Moeilijker voor beginnende leerkrachten
“Wat buiten kijf staat is dat het aantal jaar ervaring significant is voor de coming out”, zegt Nellis: “Beginnende leerkrachten lijken minder snel openlijk over hun seksuele geaardheid te praten dan ervaringsdeskundigen die reeds enkele jaren vertrouwd zijn met de praktijk van het lesgeven en de school als werkplek. Een andere parameter die van belang lijkt, is de leeftijd van leerlingen. Zowel kleuters en jonge kinderen als jongvolwassenen blijken een meer toegankelijk doelpubliek dan tieners tussen de leeftijd van tien tot zestien. Het valt ook op dat er onenigheid is over de aanpak met betrekking tot het bespreken van homoseksualiteit: sommige leerkrachten zweren bij expliciete klasgesprekken, open communicatie en themadagen terwijl andere liever meer impliciet te werk gaan door homoseksualiteit terloops in de lesinhoud te stoppen.”
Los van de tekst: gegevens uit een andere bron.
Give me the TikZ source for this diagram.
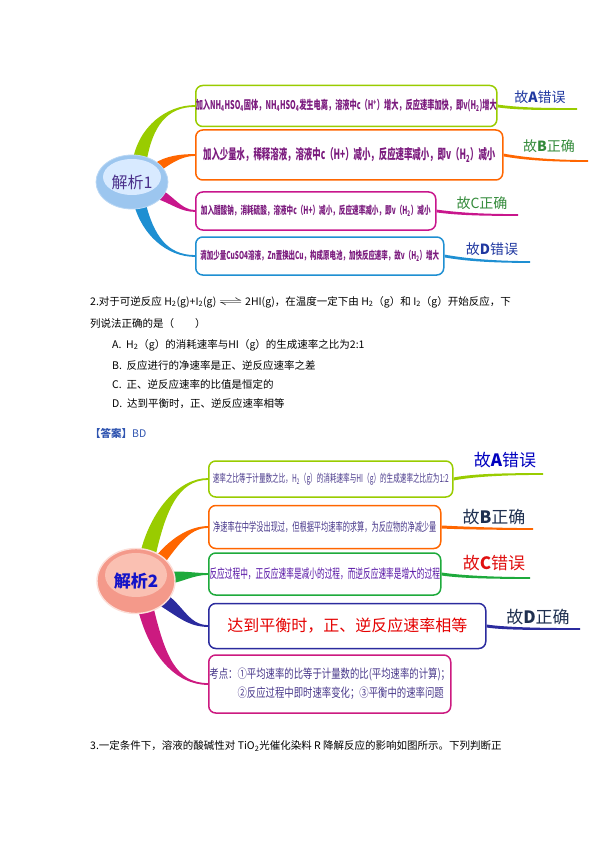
\documentclass[tikz,border=0pt]{standalone}
\usepackage{fontspec}
\usepackage{graphicx}
\setmainfont{Noto Sans CJK SC}
\newfontfamily\narrow[FakeStretch=0.6]{Noto Sans CJK SC}
\newfontfamily\semi[FakeStretch=0.75]{Noto Sans CJK SC}
\usetikzlibrary{calc,shapes.geometric,backgrounds}

\definecolor{mapgreen}{HTML}{99CC00}
\definecolor{maporange}{HTML}{FF6600}
\definecolor{mapmagenta}{HTML}{C8168C}
\definecolor{mapblue}{HTML}{1E8FD2}
\definecolor{mapleaf}{HTML}{1EAA3C}
\definecolor{mapnavy}{HTML}{2B2B9E}
\definecolor{mappink}{HTML}{CC1A80}
\definecolor{boxpurple}{HTML}{7B1B7E}
\definecolor{boxviolet}{HTML}{4A3A8C}
\definecolor{vblue}{HTML}{2038A0}
\definecolor{vgreen}{HTML}{338A3A}
\definecolor{vnavy}{HTML}{1F3050}
\definecolor{vred}{HTML}{E01010}
\definecolor{ansblue}{HTML}{2F54B0}
\definecolor{skytop}{HTML}{D8EAFF}
\definecolor{skybot}{HTML}{9CC6EF}
\definecolor{salmtop}{HTML}{FAC0B2}
\definecolor{salmbot}{HTML}{F4998A}
\definecolor{ell1text}{HTML}{4A2F8A}
\definecolor{ell2text}{HTML}{1414C8}

% tapered branch: colour, from, to, half width at start, control offsets
\newcommand\twig[6]{%
  \fill[#1] ($(#2)+(#4)$) .. controls +(#5) and +(#6) .. ($(#3)+(0,0.9)$)
    -- ($(#3)+(0,-0.9)$) .. controls +(#6) and +(#5) .. ($(#2)-(#4)$) -- cycle;}

\begin{document}
\begin{tikzpicture}[x=1pt,y=-1pt,
  box/.style={draw=#1,line width=1.5pt,rounded corners=7pt,fill=white,anchor=west,inner sep=0pt},
  hub/.style={ellipse,inner sep=0pt},
  verdict/.style={font=\fontsize{14}{16}\selectfont},
  bigverdict/.style={font=\fontsize{17}{19}\selectfont},
  textline/.style={anchor=west,inner sep=0pt,font=\fontsize{10.5}{12}\selectfont}]
\useasboundingbox (0,0) rectangle (595,842);

% first map
\node[hub,minimum width=72,minimum height=54,text=ell1text,
  font=\fontsize{16}{18}\selectfont] (ell1) at (132,182) {解析1};
\node[box=mapgreen,minimum width=297,minimum height=41,text=boxpurple,
  font=\narrow\bfseries\fontsize{12}{14}\selectfont] (a1) at (195,106)
  {加入NH\textsubscript{4}HSO\textsubscript{4}固体，NH\textsubscript{4}HSO\textsubscript{4}发生电离，溶液中c（H\textsuperscript{+}）增大，反应速率加快，即v(H\textsubscript{2})增大};
\node[box=maporange,minimum width=307,minimum height=50,text=boxpurple,
  font=\narrow\bfseries\fontsize{14}{16}\selectfont] (b1) at (195,155)
  {加入少量水，稀释溶液，溶液中c（H+）减小，反应速率减小，即v（H\textsubscript{2}）减小};
\node[box=mapmagenta,minimum width=240,minimum height=38,text=boxpurple,
  font=\narrow\bfseries\fontsize{11}{13}\selectfont] (c1) at (195,211)
  {加入醋酸钠，消耗硫酸，溶液中c（H+）减小，反应速率减小，即v（H\textsubscript{2}）减小};
\node[box=mapblue,minimum width=248,minimum height=38,text=boxpurple,
  font=\narrow\bfseries\fontsize{10.8}{13}\selectfont] (d1) at (195,256)
  {滴加少量CuSO4溶液，Zn置换出Cu，构成原电池，加快反应速率，故v（H\textsubscript{2}）增大};

\node[verdict,text=vblue] (va1) at (540,97) {故\textbf{A}错误};
\node[verdict,text=vgreen] (vb1) at (549,146) {故\textbf{B}正确};
\node[verdict,text=vgreen] (vc1) at (482,203) {故C正确};
\node[verdict,text=vblue] (vd1) at (492,249) {故\textbf{D}错误};
\coordinate (ua1) at (577,109);
\coordinate (ub1) at (588,161);
\coordinate (uc1) at (518,215);
\coordinate (ud1) at (530,262);

\begin{pgfonlayer}{background}
\twig{mapgreen}{$(ell1)!0.8!(ell1.70)$}{a1.west}{7,0}{6,-35}{-28,0}
\twig{maporange}{$(ell1)!0.8!(ell1.30)$}{b1.west}{1,5}{12,-8}{-15,0}
\twig{mapmagenta}{$(ell1)!0.8!(ell1.-25)$}{c1.west}{-1,5}{14,4}{-15,0}
\twig{mapblue}{$(ell1)!0.8!(ell1.-70)$}{d1.west}{-6,0}{8,32}{-28,0}
\filldraw[fill=skybot,draw=skybot!70!white,line width=0.8pt] (ell1) ellipse [x radius=36,y radius=27];
\fill[skytop] ($(ell1)+(0,-5)$) ellipse [x radius=29,y radius=18];
\end{pgfonlayer}
\twig{mapgreen}{a1.east}{ua1}{0,1.4}{22,3}{-35,0}
\twig{maporange}{b1.east}{ub1}{0,1.4}{22,4}{-35,0}
\twig{mapmagenta}{c1.east}{uc1}{0,1.4}{22,3}{-35,0}
\twig{mapblue}{d1.east}{ud1}{0,1.4}{22,4}{-35,0}

% question text
\node[textline] (q1) at (90,302) {2.对于可逆反应 H\textsubscript{2}(g)+I\textsubscript{2}(g)
  \scalebox{2.2}[1]{$\rightleftharpoons$} 2HI(g)，在温度一定下由 H\textsubscript{2}（g）和 I\textsubscript{2}（g）开始反应，下};
\node[textline] (q2) at (90,324) {列说法正确的是（\quad\quad）};
\node[textline] (oa) at (112,345) {A.\ \ H\textsubscript{2}（g）的消耗速率与HI（g）的生成速率之比为2:1};
\node[textline] (ob) at (112,366) {B.\ \ 反应进行的净速率是正、逆反应速率之差};
\node[textline] (oc) at (112,385) {C.\ \ 正、逆反应速率的比值是恒定的};
\node[textline] (od) at (112,404) {D.\ \ 达到平衡时，正、逆反应速率相等};
\node[textline,text=ansblue] (ans) at (90,433) {\textbf{【答案】}BD};

% second map
\node[hub,minimum width=78,minimum height=65,text=ell2text,
  font=\bfseries\fontsize{17}{19}\selectfont] (ell2) at (136,581) {解析2};
\node[box=mapgreen,minimum width=244,minimum height=36,text=boxviolet,
  font=\narrow\fontsize{11}{13}\selectfont] (a2) at (208,479)
  {速率之比等于计量数之比，H\textsubscript{2}（g）的消耗速率与HI（g）的生成速率之比应为1:2};
\node[box=maporange,minimum width=232,minimum height=43,text=boxviolet,
  font=\narrow\fontsize{12}{14}\selectfont] (b2) at (208,527)
  {净速率在中学没出现过，但根据平均速率的求算，为反应物的净减少量};
\node[box=mapleaf,minimum width=232,minimum height=42,text=boxpurple!70!blue,
  font=\narrow\fontsize{12.8}{15}\selectfont] (c2) at (208,574)
  {反应过程中，正反应速率是减小的过程，而逆反应速率是增大的过程};
\node[box=mapnavy,minimum width=277,minimum height=45,text=red!90!black,
  font=\fontsize{16}{18}\selectfont] (d2) at (208,626)
  {达到平衡时，正、逆反应速率相等};
\node[box=mappink,minimum width=242,minimum height=58,text=boxviolet,align=left,
  font=\semi\fontsize{12.5}{19}\selectfont] (e2) at (208,684)
  {考点：①平均速率的比等于计量数的比(平均速率的计算)；\\
   \phantom{考点：}②反应过程中即时速率变化；③平衡中的速率问题};

\node[bigverdict,text=blue!75!black] (va2) at (505,460) {故\textbf{A}错误};
\node[bigverdict,text=vnavy] (vb2) at (494,517) {故\textbf{B}正确};
\node[bigverdict,text=vred] (vc2) at (494,563) {故\textbf{C}错误};
\node[bigverdict,text=vnavy] (vd2) at (538,617) {故\textbf{D}正确};
\coordinate (ua2) at (543,474);
\coordinate (ub2) at (533,529);
\coordinate (uc2) at (530,578);
\coordinate (ud2) at (580,629);

\begin{pgfonlayer}{background}
\twig{mapgreen}{$(ell2)!0.8!(ell2.65)$}{a2.west}{8,0}{10,-45}{-30,0}
\twig{maporange}{$(ell2)!0.8!(ell2.40)$}{b2.west}{4,4}{14,-18}{-20,0}
\twig{mapleaf}{$(ell2)!0.8!(ell2.5)$}{c2.west}{0,6}{15,-2}{-15,0}
\twig{mapnavy}{$(ell2)!0.8!(ell2.-35)$}{d2.west}{-3,6}{20,12}{-20,0}
\twig{mappink}{$(ell2)!0.8!(ell2.-70)$}{e2.west}{-8,0}{12,50}{-32,0}
\filldraw[fill=salmbot,draw=salmtop!50!white,line width=1.4pt] (ell2) ellipse [x radius=39,y radius=32.5];
\fill[salmtop] ($(ell2)+(0,-6)$) ellipse [x radius=31,y radius=22];
\end{pgfonlayer}
\twig{mapgreen}{a2.east}{ua2}{0,1.5}{20,-4}{-35,0}
\twig{maporange}{b2.east}{ub2}{0,1.5}{20,1}{-35,0}
\twig{mapleaf}{c2.east}{uc2}{0,1.5}{20,3}{-35,0}
\twig{mapnavy}{d2.east}{ud2}{0,1.5}{20,3}{-35,0}

\node[textline] (q3) at (90,746) {3.一定条件下，溶液的酸碱性对 TiO\textsubscript{2}光催化染料 R 降解反应的影响如图所示。下列判断正};
\end{tikzpicture}
\end{document}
Een van de meest opvallende bevindingen van de bevraging heeft betrekking tot het rolmodel dat je als homoseksuele leerkracht kan zijn voor een leerling die kampt met zijn seksuele geaardheid. Die mogelijkheid wordt niet ontkend maar de leerkrachten plaatsen er wel serieuze vraagtekens bij. Daan Joos spreekt van een dubbel gevoel: “Tuurlijk wil ik een voorbeeldfunctie opnemen, maar is dat ook mijn plicht, louter omwille van mijn seksuele geaardheid?” Joos Van Goethem sluit daarbij aan en stelt dat je als homoseksuele leerkracht eerder de groep rond de homoseksuele leerling kan beïnvloeden: “Door een rolmodel te zijn voor de heteronormatieve schoolomgeving, normaliseer je LGBT+-thema’s zonder ze expliciet te problematiseren.”
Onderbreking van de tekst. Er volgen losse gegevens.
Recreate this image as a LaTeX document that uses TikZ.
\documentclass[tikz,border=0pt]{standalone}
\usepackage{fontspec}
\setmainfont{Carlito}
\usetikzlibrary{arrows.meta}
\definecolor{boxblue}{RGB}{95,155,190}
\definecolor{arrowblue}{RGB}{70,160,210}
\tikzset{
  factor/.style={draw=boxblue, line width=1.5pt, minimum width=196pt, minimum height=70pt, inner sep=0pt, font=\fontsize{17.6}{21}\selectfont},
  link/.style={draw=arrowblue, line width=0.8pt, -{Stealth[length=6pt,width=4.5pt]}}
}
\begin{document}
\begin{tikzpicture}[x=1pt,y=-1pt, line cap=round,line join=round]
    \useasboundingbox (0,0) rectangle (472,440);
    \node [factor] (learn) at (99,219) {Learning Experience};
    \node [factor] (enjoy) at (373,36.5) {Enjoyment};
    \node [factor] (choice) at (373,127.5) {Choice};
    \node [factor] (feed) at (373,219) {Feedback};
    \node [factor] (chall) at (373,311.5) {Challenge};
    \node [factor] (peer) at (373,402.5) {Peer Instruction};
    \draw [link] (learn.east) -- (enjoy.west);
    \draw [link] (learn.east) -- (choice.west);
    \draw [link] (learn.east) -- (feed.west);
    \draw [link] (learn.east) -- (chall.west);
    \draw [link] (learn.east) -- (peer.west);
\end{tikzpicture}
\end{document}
Voorlichting blijft noodzakelijk
"De video geeft een realistisch beeld van hoe divers LGBT+-leerkrachten zijn. Niet iedereen wil een rolmodel zijn en dat hoeft ook niet. Wat me wel opviel is dat quasi alle leerkrachten hun coming out pas deden als er expliciet naar gevraagd werd. Het feit dat ze bewust nagedacht hebben of ze er al dan niet over willen praten, bewijst dat er nog een stigma is over seksuele oriëntatie in het onderwijs. Het is iets waar je als hetero en cis leerkracht nooit over moet nadenken. Dit duidt op de noodzaak aan blijvende voorlichting en als voor een schoolbeleid over gender en seksuele diversiteit, zowel voor leerlingen en leerkrachten", zegt Kaj Poelman, beleidsmedewerker Onderwijs bij çavaria.